Answer

**step1** Understanding the problem

The problem asks us to simplify the division of two fractions: negative thirteen-sevenths and six-fifths.

**step2** Recalling the rule for dividing fractions

To divide by a fraction, we multiply by its reciprocal. The reciprocal of a fraction is found by flipping the numerator and the denominator. For example, the reciprocal of $$\frac{a}{b}$$ is $$\frac{b}{a}$$.

**step3** Finding the reciprocal of the divisor

The second fraction in the division is the divisor, which is $$\frac{6}{5}$$. To find its reciprocal, we swap the numerator (6) and the denominator (5).
So, the reciprocal of $$\frac{6}{5}$$ is $$\frac{5}{6}$$.
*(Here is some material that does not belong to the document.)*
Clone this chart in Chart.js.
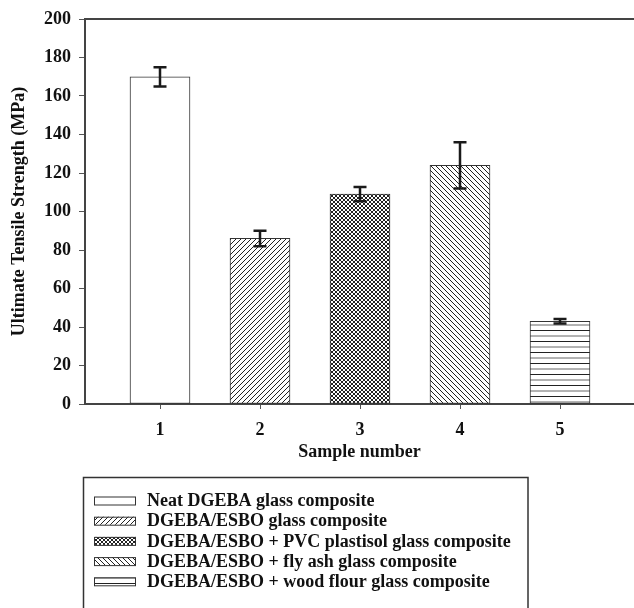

**step4** Rewriting the division as multiplication

Now we can rewrite the division problem as a multiplication problem by changing the division sign to a multiplication sign and using the reciprocal of the second fraction:
$$-\frac{13}{7} \div \frac{6}{5} = -\frac{13}{7} \times \frac{5}{6}$$

**step5** Multiplying the fractions

To multiply fractions, we multiply the numerators together and multiply the denominators together.
First, multiply the absolute values of the numerators:
$$13 \times 5 = 65$$
Next, multiply the denominators:
$$7 \times 6 = 42$$
Since we are multiplying a negative fraction by a positive fraction, the product will be negative.
So, the result of the multiplication is $$-\frac{65}{42}$$

**step6** Simplifying the fraction

Now, we need to check if the fraction $$-\frac{65}{42}$$ can be simplified. To do this, we look for common factors (other than 1) between the numerator (65) and the denominator (42).
Let's list the factors for each number:
Factors of 65: 1, 5, 13, 65
Factors of 42: 1, 2, 3, 6, 7, 14, 21, 42
The only common factor between 65 and 42 is 1. This means the fraction is already in its simplest form.

**step7** Final Answer

The simplified expression is $$-\frac{65}{42}$$.